[Start]

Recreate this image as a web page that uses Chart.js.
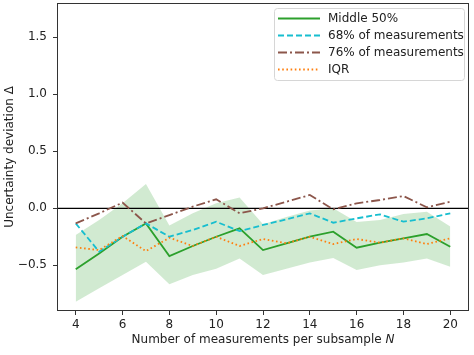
<!DOCTYPE html>
<html>
<head>
<meta charset="utf-8">
<script src="https://cdn.jsdelivr.net/npm/chart.js@4.4.1/dist/chart.umd.min.js"></script>
<style>
html,body{margin:0;padding:0;background:#fff;}
#wrap{width:474px;height:355px;position:relative;}
</style>
</head>
<body>
<div id="wrap"><canvas id="c"></canvas></div>
<script>
// ---- data ----
const N = [4,5,6,7,8,9,10,11,12,13,14,15,16,17,18,19,20];
const middle50 = [-0.535,-0.395,-0.249,-0.132,-0.418,-0.33,-0.249,-0.175,-0.366,-0.307,-0.249,-0.205,-0.345,-0.301,-0.263,-0.225,-0.337];
const pct68 = [-0.132,-0.38,-0.25,-0.132,-0.249,-0.19,-0.117,-0.2,-0.146,-0.097,-0.044,-0.126,-0.088,-0.053,-0.117,-0.088,-0.044];
const pct76 = [-0.132,-0.044,0.05,-0.132,-0.059,0.015,0.079,-0.044,0.0,0.058,0.117,-0.009,0.044,0.073,0.108,0.009,0.058];
const iqr = [-0.342,-0.366,-0.243,-0.375,-0.258,-0.33,-0.249,-0.33,-0.269,-0.307,-0.249,-0.313,-0.269,-0.301,-0.263,-0.313,-0.263];
const bandUpper = [-0.234,-0.103,0.044,0.213,-0.15,-0.044,0.044,0.094,-0.14,-0.075,-0.02,0.0,-0.12,-0.103,-0.05,-0.03,-0.16];
const bandLower = [-0.82,-0.70,-0.585,-0.468,-0.665,-0.585,-0.53,-0.44,-0.585,-0.53,-0.475,-0.435,-0.54,-0.5,-0.475,-0.44,-0.512];
const xTicks = [4,6,8,10,12,14,16,18,20];
const yTicks = [-0.5,0.0,0.5,1.0,1.5];
const xRange = [3.2, 20.8];
const yRange = [-0.9, 1.8];
const zeroLine = [0, 0];
const xTitle = 'Number of measurements per subsample ';
const xTitleVar = 'N';
const yTitle = 'Uncertainty deviation Δ';

const pts = (arr) => arr.map((v,i) => ({x: N[i], y: v}));

Chart.defaults.font.family = "'DejaVu Sans', sans-serif";
Chart.defaults.font.size = 12;
Chart.defaults.color = '#222';

const lineDatasets = [
  {label:'Middle 50%', data: pts(middle50), borderColor:'#2ca02c', borderWidth:1.8, borderDash:[], order:4},
  {label:'68% of measurements', data: pts(pct68), borderColor:'#17becf', borderWidth:1.8, borderDash:[6,3], order:3},
  {label:'76% of measurements', data: pts(pct76), borderColor:'#8c564b', borderWidth:1.8, borderDash:[9,3,2,3], order:2},
  {label:'IQR', data: pts(iqr), borderColor:'#ff7f0e', borderWidth:1.8, borderDash:[1.6,2.6], order:1},
];

const datasets = [
  {label:'_lower', data: pts(bandLower), borderWidth:0, borderColor:'rgba(0,0,0,0)', fill:false, order:10},
  {label:'_upper', data: pts(bandUpper), borderWidth:0, borderColor:'rgba(0,0,0,0)', backgroundColor:'rgba(44,160,44,0.22)', fill:'-1', order:9},
  {label:'_zero', data: xRange.map((x,i)=>({x:x, y:zeroLine[i]})), borderColor:'#000', borderWidth:1.3, order:8},
  ...lineDatasets
].map(d => Object.assign({pointRadius:0, pointHoverRadius:0, tension:0, borderCapStyle:'butt'}, d));

const framePlugin = {
  id:'frame',
  afterDatasetsDraw(chart){
    const {ctx, chartArea:a} = chart;
    ctx.save();
    ctx.strokeStyle = '#333';
    ctx.lineWidth = 1;
    ctx.strokeRect(Math.round(a.left)+0.5, Math.round(a.top)+0.5, Math.round(a.right-a.left)-1, Math.round(a.bottom-a.top)-1);
    ctx.restore();
  },
  afterDraw(chart){
    const {ctx, chartArea:a} = chart;
    ctx.save();
    // x title with italic N
    ctx.font = "12px 'DejaVu Sans', sans-serif";
    const w1 = ctx.measureText(xTitle).width;
    ctx.font = "italic 12px 'DejaVu Sans', sans-serif";
    const w2 = ctx.measureText(xTitleVar).width;
    const cx = (a.left + a.right)/2;
    let sx = cx - (w1+w2)/2;
    ctx.fillStyle = '#222';
    ctx.textBaseline = 'middle';
    ctx.textAlign = 'left';
    ctx.font = "12px 'DejaVu Sans', sans-serif";
    ctx.fillText(xTitle, sx, 340);
    ctx.font = "italic 12px 'DejaVu Sans', sans-serif";
    ctx.fillText(xTitleVar, sx + w1, 340);

    // legend
    const bw = 190, bh = 72;
    const bx = a.right - 5 - bw, by = a.top + 5;
    ctx.beginPath();
    if (ctx.roundRect) ctx.roundRect(bx+0.5, by+0.5, bw, bh, 3); else ctx.rect(bx+0.5, by+0.5, bw, bh);
    ctx.fillStyle = 'rgba(255,255,255,0.85)';
    ctx.fill();
    ctx.strokeStyle = '#d6d6d6';
    ctx.lineWidth = 1;
    ctx.stroke();
    ctx.font = "12px 'DejaVu Sans', sans-serif";
    lineDatasets.forEach((d, i) => {
      const yy = by + 10.5 + i*17;
      ctx.beginPath();
      ctx.setLineDash(d.borderDash);
      ctx.strokeStyle = d.borderColor;
      ctx.lineWidth = d.borderWidth;
      ctx.moveTo(bx + 4, yy);
      ctx.lineTo(bx + 46, yy);
      ctx.stroke();
      ctx.setLineDash([]);
      ctx.fillStyle = '#222';
      ctx.fillText(d.label, bx + 54, yy + 0.5);
    });
    ctx.restore();
  }
};

new Chart(document.getElementById('c'), {
  type:'line',
  data:{ datasets },
  options:{
    responsive:true,
    maintainAspectRatio:false,
    animation:false,
    events:[],
    layout:{ padding:{ top:3, right:5, left:0, bottom:0 } },
    plugins:{
      legend:{ display:false },
      tooltip:{ enabled:false },
      filler:{ drawTime:'beforeDatasetsDraw', propagate:false }
    },
    scales:{
      x:{
        type:'linear',
        min:xRange[0], max:xRange[1],
        afterBuildTicks(s){ s.ticks = xTicks.map(v=>({value:v})); },
        afterFit(s){ s.height = 44; s.paddingLeft = 0; s.paddingRight = 0; },
        ticks:{ padding:3, maxRotation:0, autoSkip:false, callback:(v)=>String(v), color:'#222' },
        grid:{ display:true, drawOnChartArea:false, drawTicks:true, tickLength:4, tickColor:'#333', tickWidth:1 },
        border:{ display:false },
        title:{ display:false }
      },
      y:{
        type:'linear',
        min:yRange[0], max:yRange[1],
        afterBuildTicks(s){ s.ticks = yTicks.map(v=>({value:v})); },
        afterFit(s){ s.width = 57; s.paddingTop = 0; s.paddingBottom = 0; },
        ticks:{ padding:6, autoSkip:false, color:'#222', callback:(v)=> (v<0?'\u2212':'') + Math.abs(v).toFixed(1) },
        grid:{ display:true, drawOnChartArea:false, drawTicks:true, tickLength:4, tickColor:'#333', tickWidth:1 },
        border:{ display:false },
        title:{ display:true, text:yTitle, padding:{top:3,bottom:3}, color:'#222', font:{size:12} }
      }
    }
  },
  plugins:[framePlugin]
});
</script>
</body>
</html>
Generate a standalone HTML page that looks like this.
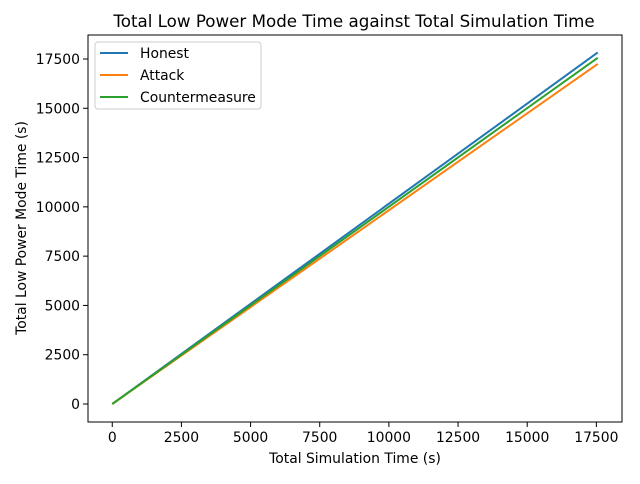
<!DOCTYPE html>
<html><head><meta charset="utf-8"><style>
body{margin:0;background:#fff;font-family:"DejaVu Sans","Liberation Sans",sans-serif}
svg text{font-family:"DejaVu Sans","Liberation Sans",sans-serif;fill:#000}
</style></head><body>
<svg id="c" width="640" height="480" xmlns="http://www.w3.org/2000/svg"></svg>
<script>
const xs=[0,17550];
const honest=[0,17830];
const attack=[0,17250];
const counter=[0,17560];
const xTicks=[0,2500,5000,7500,10000,12500,15000,17500];
const yTicks=[0,2500,5000,7500,10000,12500,15000,17500];
const L=88,R=622,T=35,B=422;
const x0=-877,x1=18427,y0=-913,y1=18717;
const X=v=>L+(v-x0)/(x1-x0)*(R-L);
const Y=v=>B-(v-y0)/(y1-y0)*(B-T);
const svg=document.getElementById('c');
const NS='http://www.w3.org/2000/svg';
function mk(t,a,p){const e=document.createElementNS(NS,t);for(const k in a)e.setAttribute(k,a[k]);(p||svg).appendChild(e);return e;}
let t=mk('text',{x:354,y:27,'font-size':16.7,'text-anchor':'middle'});t.textContent='Total Low Power Mode Time against Total Simulation Time';


xTicks.forEach(v=>{mk('line',{x1:X(v),x2:X(v),y1:B,y2:B+5,stroke:'#000'});
const e=mk('text',{x:X(v),y:B+20,'font-size':13.9,'text-anchor':'middle'});e.textContent=v;

});
yTicks.forEach(v=>{mk('line',{x1:L-5,x2:L,y1:Y(v),y2:Y(v),stroke:'#000'});
const e=mk('text',{x:L-8,y:Y(v)+5,'font-size':13.9,'text-anchor':'end'});e.textContent=v;

});
t=mk('text',{x:355,y:463,'font-size':13.9,'text-anchor':'middle'});t.textContent='Total Simulation Time (s)';


t=mk('text',{x:26,y:228,'font-size':13.9,'text-anchor':'middle',transform:'rotate(-90 26 228)'});t.textContent='Total Low Power Mode Time (s)';


const series=[[honest,'#1f77b4','Honest'],[attack,'#ff7f0e','Attack'],[counter,'#2ca02c','Countermeasure']];
series.forEach(s=>{const p=mk('polyline',{points:xs.map((v,i)=>X(v)+','+Y(s[0][i])).join(' '),fill:'none',stroke:s[1],'stroke-width':2});

});
const f=mk('rect',{x:L,y:T,width:R-L,height:B-T,fill:'none',stroke:'#000','stroke-width':1});


const lg=mk('rect',{x:95,y:42,width:166,height:67,fill:'#fff',stroke:'#ccc',rx:3});


series.forEach((s,i)=>{const y=53+i*22;mk('line',{x1:100,x2:128,y1:y,y2:y,stroke:s[1],'stroke-width':2});
const e=mk('text',{x:140,y:y+5,'font-size':13.9});e.textContent=s[2];

});
</script>
</body></html>
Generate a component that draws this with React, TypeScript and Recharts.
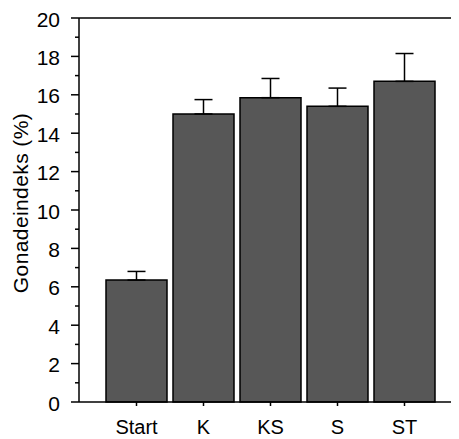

[End]

THE REQUEST:
Take the lines above starting at the one containing "Generate a standalone" and ending at the one containing "Mode Time (s)';", and print them again exactly, without pictures.

WRITTEN RESPONSE:
Generate a standalone HTML page that looks like this.
<!DOCTYPE html>
<html><head><meta charset="utf-8"><style>
body{margin:0;background:#fff;font-family:"DejaVu Sans","Liberation Sans",sans-serif}
svg text{font-family:"DejaVu Sans","Liberation Sans",sans-serif;fill:#000}
</style></head><body>
<svg id="c" width="640" height="480" xmlns="http://www.w3.org/2000/svg"></svg>
<script>
const xs=[0,17550];
const honest=[0,17830];
const attack=[0,17250];
const counter=[0,17560];
const xTicks=[0,2500,5000,7500,10000,12500,15000,17500];
const yTicks=[0,2500,5000,7500,10000,12500,15000,17500];
const L=88,R=622,T=35,B=422;
const x0=-877,x1=18427,y0=-913,y1=18717;
const X=v=>L+(v-x0)/(x1-x0)*(R-L);
const Y=v=>B-(v-y0)/(y1-y0)*(B-T);
const svg=document.getElementById('c');
const NS='http://www.w3.org/2000/svg';
function mk(t,a,p){const e=document.createElementNS(NS,t);for(const k in a)e.setAttribute(k,a[k]);(p||svg).appendChild(e);return e;}
let t=mk('text',{x:354,y:27,'font-size':16.7,'text-anchor':'middle'});t.textContent='Total Low Power Mode Time against Total Simulation Time';


xTicks.forEach(v=>{mk('line',{x1:X(v),x2:X(v),y1:B,y2:B+5,stroke:'#000'});
const e=mk('text',{x:X(v),y:B+20,'font-size':13.9,'text-anchor':'middle'});e.textContent=v;

});
yTicks.forEach(v=>{mk('line',{x1:L-5,x2:L,y1:Y(v),y2:Y(v),stroke:'#000'});
const e=mk('text',{x:L-8,y:Y(v)+5,'font-size':13.9,'text-anchor':'end'});e.textContent=v;

});
t=mk('text',{x:355,y:463,'font-size':13.9,'text-anchor':'middle'});t.textContent='Total Simulation Time (s)';


t=mk('text',{x:26,y:228,'font-size':13.9,'text-anchor':'middle',transform:'rotate(-90 26 228)'});t.textContent='Total Low Power Mode Time (s)';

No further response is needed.